Formidable 7th Circuit Judge Richard Posner recently published in the winter edition of the legal journal “Green Bag” the delightfully readable first installment of a two-part article: What is Obviously Wrong With the Federal Judiciary, Yet Eminently Curable.
The article’s second half describes what Judge Posner views as formal and substantive deficiencies in federal appellate decisions.
Some of Judge Posner’s criticisms concerning judicial procedures or decision-making apply only to the judiciary. Four of his criticisms, however, can be analogized to brief writing.
1. On citations, Judge Posner states, “At the level of form, the first thing to do is burn all copies of the Bluebook, in its latest edition 560 pages of rubbish. … Yet no serious reader pays attention to citation format; all the reader cares about is that the citation enable him or her to find the cited material.”
I would not burn the Bluebook, but Judge Posner’s basic sentiment is true. Attorneys should spend less time on cross-citing and more on shepardizing or keyciting their citations to ensure that their cited cases are still good law.
2. On conciseness, Judge Posner states: “One might thing that even if the Bluebook has to remain untouchable — that is to the legal profession what the Rules of Golf are to golfers — judges and their clerks would endeavor to eliminate from their judicial opinions superfluous verbiage, which is experiencing a weed-like growth and tenacity.”
One of this column’s hallmarks is the persuasiveness of well-made arguments, using only the necessary language and without overblown adjectives. A brief’s 50-page limit does require 50 pages of words.
3. On avoiding redundancy, Judge Posner states: “Redundancy is a common form of superfluity in judicial opinions, as when the opinion states that ‘a question of fact (is) to be determined from the totality of all the circumstances. …’
“Apart from being crowded with superfluous flourishes, of which I’ve given just a few examples, appellate opinions tend to be overlong, crammed with irrelevant facts and repulsive legal jargon (‘subjective prong’ is one of my favorite examples of judicial illiteracy. …)”

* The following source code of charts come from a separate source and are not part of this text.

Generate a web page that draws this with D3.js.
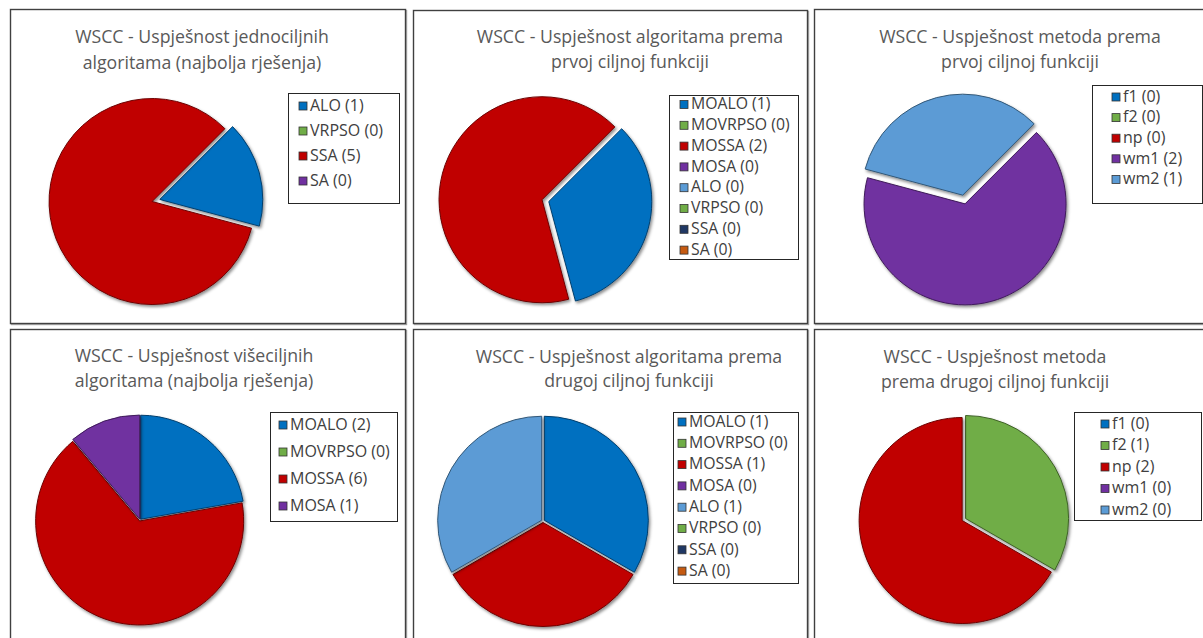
<!DOCTYPE html>
<html><head><meta charset="utf-8">
<script src="https://cdn.jsdelivr.net/npm/d3@7"></script>
<style>
html,body{margin:0;padding:0;background:#fff;}
svg{display:block;font-family:"Open Sans","Noto Sans",sans-serif;}
</style></head>
<body>
<svg id="chart" width="1203" height="638"></svg>
<script>
// ---------- data ----------
const titles = [
  ["WSCC - Uspješnost jednociljnih", "algoritama (najbolja rješenja)"],
  ["WSCC - Uspješnost algoritama prema", "prvoj ciljnoj funkciji"],
  ["WSCC - Uspješnost metoda prema", "prvoj ciljnoj funkciji"],
  ["WSCC - Uspješnost višeciljnih", "algoritama (najbolja rješenja)"],
  ["WSCC - Uspješnost algoritama prema", "drugoj ciljnoj funkciji"],
  ["WSCC - Uspješnost metoda", "prema drugoj ciljnoj funkciji"]
];
const catsSingle = ["ALO", "VRPSO", "SSA", "SA"];
const valsSingle = [1, 0, 5, 0];
const catsAlgo = ["MOALO", "MOVRPSO", "MOSSA", "MOSA", "ALO", "VRPSO", "SSA", "SA"];
const valsAlgoF1 = [1, 0, 2, 0, 0, 0, 0, 0];
const valsAlgoF2 = [1, 0, 1, 0, 1, 0, 0, 0];
const catsMethod = ["f1", "f2", "np", "wm1", "wm2"];
const valsMethodF1 = [0, 0, 0, 2, 1];
const valsMethodF2 = [0, 1, 2, 0, 0];
const catsMulti = ["MOALO", "MOVRPSO", "MOSSA", "MOSA"];
const valsMulti = [2, 0, 6, 1];

// ---------- colours ----------
const colSingle = ["#0070C0", "#70AD47", "#C00000", "#7030A0"];
const colAlgo = ["#0070C0", "#70AD47", "#C00000", "#7030A0", "#5B9BD5", "#70AD47", "#203864", "#C55A11"];
const colMethod = ["#0070C0", "#70AD47", "#C00000", "#7030A0", "#5B9BD5"];

// ---------- layout ----------
const panels = [
  {box:[10,9,395,314], cats:catsSingle, vals:valsSingle, cols:colSingle, title:titles[0], tx:202, ty:[38,64],
   cx:154, cy:201, r:103, rot:45, explode:[6,0,2,0], leg:[288,93,111,110], legX:11, legY0:106, legDy:25, fs:16},
  {box:[413,10,394,313], cats:catsAlgo, vals:valsAlgoF1, cols:colAlgo, title:titles[1], tx:630, ty:[38,63],
   cx:543, cy:200, r:103, rot:45, explode:[6,0,1,0,0,0,0,0], leg:[669,95,129,164], legX:11, legY0:104.5, legDy:20.8, fs:15.8},
  {box:[814,9,400,314], cats:catsMethod, vals:valsMethodF1, cols:colMethod, title:titles[2], tx:1020, ty:[38,63],
   cx:964, cy:200, r:101, rot:45, explode:[0,0,0,4,5], leg:[1092,85,110,118], legX:20, legY0:97, legDy:20.6, fs:16},
  {box:[10,329,395,320], cats:catsMulti, vals:valsMulti, cols:colSingle, title:titles[3], tx:194, ty:[357,382],
   cx:140, cy:520, r:104, rot:0, explode:[1,0,1,1], leg:[270,412,127,109], legX:9, legY0:425, legDy:27, fs:16},
  {box:[413,329,394,320], cats:catsAlgo, vals:valsAlgoF2, cols:colAlgo, title:titles[4], tx:629, ty:[358,382],
   cx:543, cy:521, r:104, rot:0, explode:[1.5,0,1.5,0,1.5,0,0,0], leg:[673,412,125,171], legX:5, legY0:422, legDy:21.3, fs:15.8},
  {box:[814,329,400,320], cats:catsMethod, vals:valsMethodF2, cols:colMethod, title:titles[5], tx:995, ty:[358,383],
   cx:963, cy:520, r:103, rot:0, explode:[0,3,1,0,0], leg:[1074,412,127,108], legX:27, legY0:424, legDy:21.5, fs:16}
];

const svg = d3.select("#chart");
const defs = svg.append("defs");
const f = defs.append("filter").attr("id","sh").attr("x","-20%").attr("y","-20%").attr("width","140%").attr("height","140%");
f.append("feDropShadow").attr("dx",1.5).attr("dy",2).attr("stdDeviation",1.6).attr("flood-color","#000").attr("flood-opacity",0.45);
const fb = defs.append("filter").attr("id","bsh").attr("x","-5%").attr("y","-5%").attr("width","110%").attr("height","110%");
fb.append("feDropShadow").attr("dx",1).attr("dy",1).attr("stdDeviation",0.6).attr("flood-color","#000").attr("flood-opacity",0.35);

const toRad = d => d * Math.PI / 180;

panels.forEach(p => {
  const g = svg.append("g");
  // border
  g.append("rect").attr("x",p.box[0]+0.5).attr("y",p.box[1]+0.5).attr("width",p.box[2]).attr("height",p.box[3])
    .attr("fill","#fff").attr("stroke","#3f3f3f").attr("stroke-width",1.4).attr("filter","url(#bsh)");
  // title
  p.title.forEach((t,i) => {
    g.append("text").attr("x",p.tx).attr("y",p.ty[i]).attr("text-anchor","middle")
      .attr("dominant-baseline","middle").attr("font-size",17.7).attr("fill","#595959").text(t);
  });
  // pie
  const data = p.cats.map((c,i) => ({cat:c, val:p.vals[i], col:p.cols[i], ex:p.explode[i]}));
  const pie = d3.pie().value(d => d.val).sort(null).startAngle(toRad(p.rot)).endAngle(toRad(p.rot+360));
  const arcs = pie(data).filter(a => a.data.val > 0);
  const arc = d3.arc().innerRadius(0).outerRadius(p.r);
  const pg = g.append("g").attr("transform",`translate(${p.cx},${p.cy})`);
  pg.selectAll("path").data(arcs).join("path")
    .attr("d",arc)
    .attr("transform", a => {
      const m = (a.startAngle + a.endAngle)/2;
      return `translate(${Math.sin(m)*a.data.ex},${-Math.cos(m)*a.data.ex})`;
    })
    .attr("fill", a => a.data.col)
    .attr("stroke", a => d3.color(a.data.col).darker(1.6))
    .attr("stroke-width",1)
    .attr("stroke-linejoin","round")
    .attr("filter","url(#sh)");
  // legend
  const L = p.leg;
  g.append("rect").attr("x",L[0]+0.5).attr("y",L[1]+0.5).attr("width",L[2]).attr("height",L[3])
    .attr("fill","#fff").attr("stroke","#262626").attr("stroke-width",1);
  const items = g.append("g").selectAll("g").data(data).join("g")
    .attr("transform",(d,i) => `translate(${L[0]+p.legX},${p.legY0 + i*p.legDy})`);
  items.append("rect").attr("x",0).attr("y",-4).attr("width",8).attr("height",8)
    .attr("fill",d => d.col).attr("stroke","#333").attr("stroke-width",0.8);
  items.append("text").attr("x",11).attr("y",0.5).attr("dominant-baseline","middle")
    .attr("font-size",p.fs).attr("fill","#404040").text(d => `${d.cat} (${d.val})`);
});
</script>
</body></html>
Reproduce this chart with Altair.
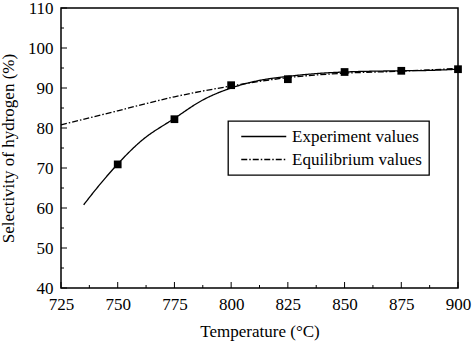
import altair as alt
import pandas as pd

# Measured points
pt_temp = [750, 775, 800, 825, 850, 875, 900]
pt_sel = [70.9, 82.2, 90.7, 92.2, 94.0, 94.3, 94.7]

# Experiment fitted curve
exp_temp = [735, 740, 750, 760, 775, 787.5, 800, 812.5, 825, 837.5, 850, 862.5, 875, 887.5, 900]
exp_sel = [60.8, 64.4, 71.0, 76.6, 82.4, 87.0, 90.0, 91.9, 92.9, 93.6, 94.0, 94.2, 94.3, 94.4, 94.7]

# Equilibrium curve
eq_temp = [725, 750, 775, 800, 825, 850, 875, 900]
eq_sel = [80.8, 84.3, 87.8, 90.5, 92.6, 93.7, 94.2, 94.9]

x_major = [725, 750, 775, 800, 825, 850, 875, 900]
x_minor = [737.5, 762.5, 787.5, 812.5, 837.5, 862.5, 887.5]
y_major = [40, 50, 60, 70, 80, 90, 100, 110]
y_minor = [45, 55, 65, 75, 85, 95, 105]

FONT = "Liberation Serif"
W, H = 397, 280

lines = pd.DataFrame(
    {"T": exp_temp + eq_temp,
     "S": exp_sel + eq_sel,
     "series": ["Experiment values"] * len(exp_temp) + ["Equilibrium values"] * len(eq_temp)}
)
pts = pd.DataFrame({"T": pt_temp, "S": pt_sel})

xs = alt.Scale(domain=[725, 900], nice=False, zero=False)
ys = alt.Scale(domain=[40, 110], nice=False, zero=False)

xax = alt.Axis(values=x_major, ticks=False, grid=False, domain=False, labelFont=FONT,
               labelFontSize=17, labelColor="black", labelPadding=8, title="Temperature (°C)",
               titleFont=FONT, titleFontSize=17, titleFontWeight="normal", titleColor="black",
               titlePadding=11, labelFlush=False, labelOverlap=False)
yax = alt.Axis(values=y_major, ticks=False, grid=False, domain=False, labelFont=FONT,
               labelFontSize=17, labelColor="black", labelPadding=8,
               title="Selectivity of hydrogen (%)", titleFont=FONT, titleFontSize=17,
               titleFontWeight="normal", titleColor="black", titlePadding=10, labelFlush=False,
               labelOverlap=False)

line = alt.Chart(lines).mark_line(color="black", strokeWidth=1.3, interpolate="monotone").encode(
    x=alt.X("T:Q", scale=xs, axis=xax),
    y=alt.Y("S:Q", scale=ys, axis=yax),
    strokeDash=alt.StrokeDash(
        "series:N",
        scale=alt.Scale(domain=["Experiment values", "Equilibrium values"],
                        range=[[1, 0], [6, 2, 1.5, 2]]),
        legend=alt.Legend(
            title=None, orient="none", legendX=167, legendY=113,
            strokeColor="black", padding=7, fillColor="white",
            symbolType="M-0.3,0H5.7", symbolSize=225, symbolStrokeWidth=1.3,
            symbolStrokeColor="black", labelFont=FONT, labelFontSize=17,
            labelColor="black", labelOffset=40, rowPadding=5, cornerRadius=0,
            labelExpr="datum.label + '\u00a0\u00a0'",
        ),
    ),
    detail="series:N",
)

points = alt.Chart(pts).mark_square(color="black", size=60, opacity=1).encode(
    x=alt.X("T:Q", scale=xs, axis=xax), y=alt.Y("S:Q", scale=ys, axis=yax)
)

xmaj = pd.DataFrame({"T": x_major})
xmin = pd.DataFrame({"T": x_minor})
ymaj = pd.DataFrame({"S": y_major})
ymin = pd.DataFrame({"S": y_minor})

xt1 = alt.Chart(xmaj).mark_rule(color="black", strokeWidth=1).encode(
    x=alt.X("T:Q", scale=xs, axis=xax), y=alt.value(H), y2=alt.value(H - 6))
xt2 = alt.Chart(xmin).mark_rule(color="black", strokeWidth=1).encode(
    x=alt.X("T:Q", scale=xs, axis=xax), y=alt.value(H), y2=alt.value(H - 3))
yt1 = alt.Chart(ymaj).mark_rule(color="black", strokeWidth=1).encode(
    y=alt.Y("S:Q", scale=ys, axis=yax), x=alt.value(0), x2=alt.value(6))
yt2 = alt.Chart(ymin).mark_rule(color="black", strokeWidth=1).encode(
    y=alt.Y("S:Q", scale=ys, axis=yax), x=alt.value(0), x2=alt.value(3))

chart = alt.layer(line, points, xt1, xt2, yt1, yt2).properties(
    width=W, height=H,
    autosize=alt.AutoSizeParams(type="none"),
    padding={"left": 61, "top": 8, "right": 16, "bottom": 54},
    background="white",
).configure(font=FONT).configure_view(stroke="black", strokeWidth=1.5).configure_axis(
    labelFont=FONT, titleFont=FONT, labelFontSize=17, titleFontSize=17, labelOverlap=False
).configure_legend(labelFont=FONT, labelFontSize=17, strokeWidth=1.3)

chart.save("out.html", embed_options={"renderer": "svg", "actions": False})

Brief writers would be well-served to apply this criticism to their briefs. Wordiness often occurs when a brief writer does not have time, or does not bill out the time, to write and revise a series of brief drafts. However, the time spent in transforming an unwieldy document into a lean, persuasive and grammatically correct brief can come back to the client with an appellate victory.
Similarly, emphasis is one thing; brow-beating another. A properly organized, concisely written brief does not need to make the same statement or point again and again. Overkill may even work against the writer, turning off the court before it has read all of your arguments.
4. On eloquence, Judge Posner states: “My complaint is not that modern appellate opinions lack eloquence. They certainly do lack it. But eloquence is no longer a property of legal writing. … Clarity, not eloquence, is the only attainable, though not attained, literary goal of modern judicial writing, cultural changes having largely killed off the humanities.”
Well, fellow lawyers, Judge Posner has never been called “timid.”
Even so, Judge Posner has a point, which applies as readily to appellate briefs as to appellate decisions. Good briefs, by definition, are eloquent. Eloquence means “fluent or persuasive speaking or writing,” according to the Oxford American Dictionary.
Attorneys, like judges, are busy. Unlike judges, who don’t fill out time slips, attorneys can’t justify spending inordinate billable hours on one brief.
But eloquence — persuasiveness — doesn’t take days and days. It just takes a little thought of the story to be told; of the wrong to be averted or the right to be vindicated; and of the law, which can bring justice to your client.